Short problem:
Start at the line that contains "Write a Python", stop at the line that contains "wt_up = [18.9, 14.0, 14.7, 15.6, 28.7]", and repeat every line in that span, those two included, with no pictures.

Excerpted records:
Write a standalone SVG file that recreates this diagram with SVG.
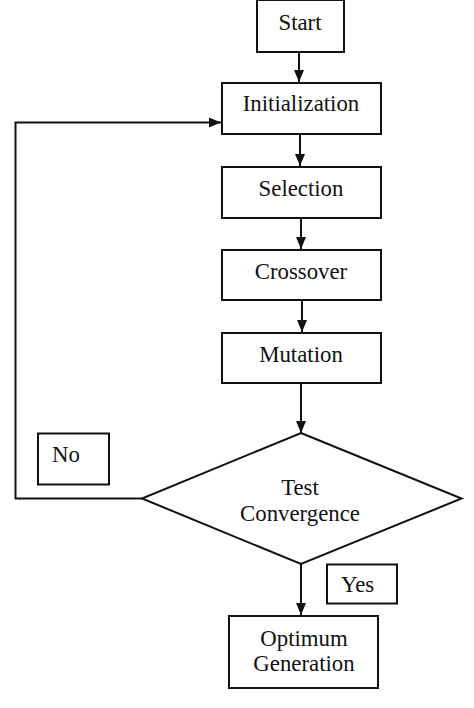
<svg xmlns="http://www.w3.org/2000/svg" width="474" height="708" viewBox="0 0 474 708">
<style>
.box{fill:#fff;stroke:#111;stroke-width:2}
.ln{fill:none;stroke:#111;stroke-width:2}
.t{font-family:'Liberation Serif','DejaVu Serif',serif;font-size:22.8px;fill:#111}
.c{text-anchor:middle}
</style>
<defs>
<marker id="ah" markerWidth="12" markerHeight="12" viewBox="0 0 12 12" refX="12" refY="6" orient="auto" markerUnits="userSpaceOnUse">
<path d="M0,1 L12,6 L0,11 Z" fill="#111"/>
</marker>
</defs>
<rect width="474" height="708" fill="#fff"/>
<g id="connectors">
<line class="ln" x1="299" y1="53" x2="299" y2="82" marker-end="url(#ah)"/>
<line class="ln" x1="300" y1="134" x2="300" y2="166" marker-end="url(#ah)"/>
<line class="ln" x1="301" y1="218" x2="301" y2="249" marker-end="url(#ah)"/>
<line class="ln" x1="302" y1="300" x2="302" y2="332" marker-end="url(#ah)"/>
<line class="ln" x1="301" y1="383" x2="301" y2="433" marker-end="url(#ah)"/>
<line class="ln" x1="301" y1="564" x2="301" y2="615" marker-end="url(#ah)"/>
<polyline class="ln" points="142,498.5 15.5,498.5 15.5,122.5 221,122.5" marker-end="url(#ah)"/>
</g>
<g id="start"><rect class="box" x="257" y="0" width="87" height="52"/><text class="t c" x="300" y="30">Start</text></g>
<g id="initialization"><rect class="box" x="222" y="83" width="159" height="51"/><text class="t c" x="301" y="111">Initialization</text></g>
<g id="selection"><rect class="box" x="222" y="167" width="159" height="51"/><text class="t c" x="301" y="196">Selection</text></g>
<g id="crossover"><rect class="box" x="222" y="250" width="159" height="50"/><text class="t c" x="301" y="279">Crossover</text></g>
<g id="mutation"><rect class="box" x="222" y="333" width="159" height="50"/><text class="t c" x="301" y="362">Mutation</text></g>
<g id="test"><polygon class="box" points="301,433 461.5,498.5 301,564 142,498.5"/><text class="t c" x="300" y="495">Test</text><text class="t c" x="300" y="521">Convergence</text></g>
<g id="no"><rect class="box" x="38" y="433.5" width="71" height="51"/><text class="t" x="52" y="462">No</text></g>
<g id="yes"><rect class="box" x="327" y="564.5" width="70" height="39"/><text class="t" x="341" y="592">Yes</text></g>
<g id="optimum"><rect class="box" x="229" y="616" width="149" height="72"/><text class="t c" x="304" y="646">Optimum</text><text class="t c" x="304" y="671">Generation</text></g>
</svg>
==
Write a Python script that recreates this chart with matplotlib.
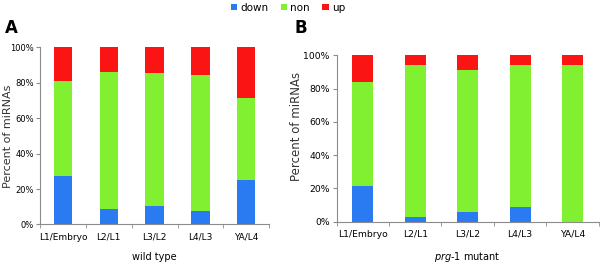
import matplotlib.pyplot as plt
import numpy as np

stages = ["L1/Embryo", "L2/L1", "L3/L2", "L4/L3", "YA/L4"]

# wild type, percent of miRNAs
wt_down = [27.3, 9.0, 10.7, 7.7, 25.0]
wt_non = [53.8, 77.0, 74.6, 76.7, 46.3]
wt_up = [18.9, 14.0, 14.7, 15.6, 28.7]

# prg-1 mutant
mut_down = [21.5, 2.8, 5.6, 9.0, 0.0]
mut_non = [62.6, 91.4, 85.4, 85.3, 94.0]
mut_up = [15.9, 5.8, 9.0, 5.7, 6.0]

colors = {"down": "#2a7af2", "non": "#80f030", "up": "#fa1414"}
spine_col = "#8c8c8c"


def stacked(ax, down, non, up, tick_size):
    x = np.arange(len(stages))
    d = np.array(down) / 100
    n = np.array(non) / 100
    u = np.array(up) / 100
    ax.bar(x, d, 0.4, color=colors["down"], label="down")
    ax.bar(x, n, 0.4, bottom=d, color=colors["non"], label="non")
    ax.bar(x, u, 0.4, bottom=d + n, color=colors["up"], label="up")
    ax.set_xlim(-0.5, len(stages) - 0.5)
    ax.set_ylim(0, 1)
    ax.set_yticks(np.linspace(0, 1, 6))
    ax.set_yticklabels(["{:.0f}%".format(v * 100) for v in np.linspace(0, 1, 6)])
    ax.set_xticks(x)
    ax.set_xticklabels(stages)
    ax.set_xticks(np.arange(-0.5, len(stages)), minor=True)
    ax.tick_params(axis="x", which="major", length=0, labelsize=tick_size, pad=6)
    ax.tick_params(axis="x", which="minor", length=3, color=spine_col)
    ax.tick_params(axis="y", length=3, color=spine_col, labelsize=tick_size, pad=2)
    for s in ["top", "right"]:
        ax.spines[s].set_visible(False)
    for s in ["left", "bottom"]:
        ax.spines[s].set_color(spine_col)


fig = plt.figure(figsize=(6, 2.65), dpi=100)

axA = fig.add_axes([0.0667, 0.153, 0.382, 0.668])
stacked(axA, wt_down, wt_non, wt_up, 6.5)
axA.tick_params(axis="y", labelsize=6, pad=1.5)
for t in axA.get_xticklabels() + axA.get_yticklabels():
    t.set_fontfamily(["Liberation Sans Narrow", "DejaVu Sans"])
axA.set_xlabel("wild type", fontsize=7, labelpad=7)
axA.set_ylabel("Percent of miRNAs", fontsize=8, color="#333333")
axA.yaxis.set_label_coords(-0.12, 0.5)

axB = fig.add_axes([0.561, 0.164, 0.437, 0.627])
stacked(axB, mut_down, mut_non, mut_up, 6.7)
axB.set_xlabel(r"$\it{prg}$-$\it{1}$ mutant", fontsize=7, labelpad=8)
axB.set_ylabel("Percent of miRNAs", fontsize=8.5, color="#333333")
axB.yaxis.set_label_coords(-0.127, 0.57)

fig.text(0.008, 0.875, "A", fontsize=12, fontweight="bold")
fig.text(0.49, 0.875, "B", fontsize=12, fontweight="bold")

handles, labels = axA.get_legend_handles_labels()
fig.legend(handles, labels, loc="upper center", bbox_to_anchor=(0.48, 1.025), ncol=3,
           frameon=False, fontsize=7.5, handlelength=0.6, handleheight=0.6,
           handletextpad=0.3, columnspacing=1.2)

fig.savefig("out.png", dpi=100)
* * *
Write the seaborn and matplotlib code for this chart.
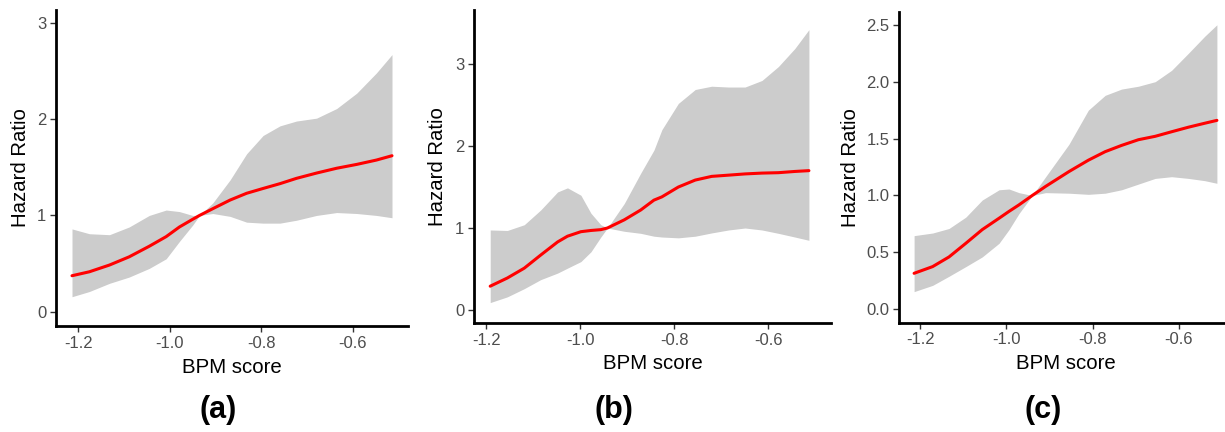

The response:
Write a Python script that recreates this chart with matplotlib.
import matplotlib.pyplot as plt
import numpy as np

stages = ["L1/Embryo", "L2/L1", "L3/L2", "L4/L3", "YA/L4"]

# wild type, percent of miRNAs
wt_down = [27.3, 9.0, 10.7, 7.7, 25.0]
wt_non = [53.8, 77.0, 74.6, 76.7, 46.3]
wt_up = [18.9, 14.0, 14.7, 15.6, 28.7]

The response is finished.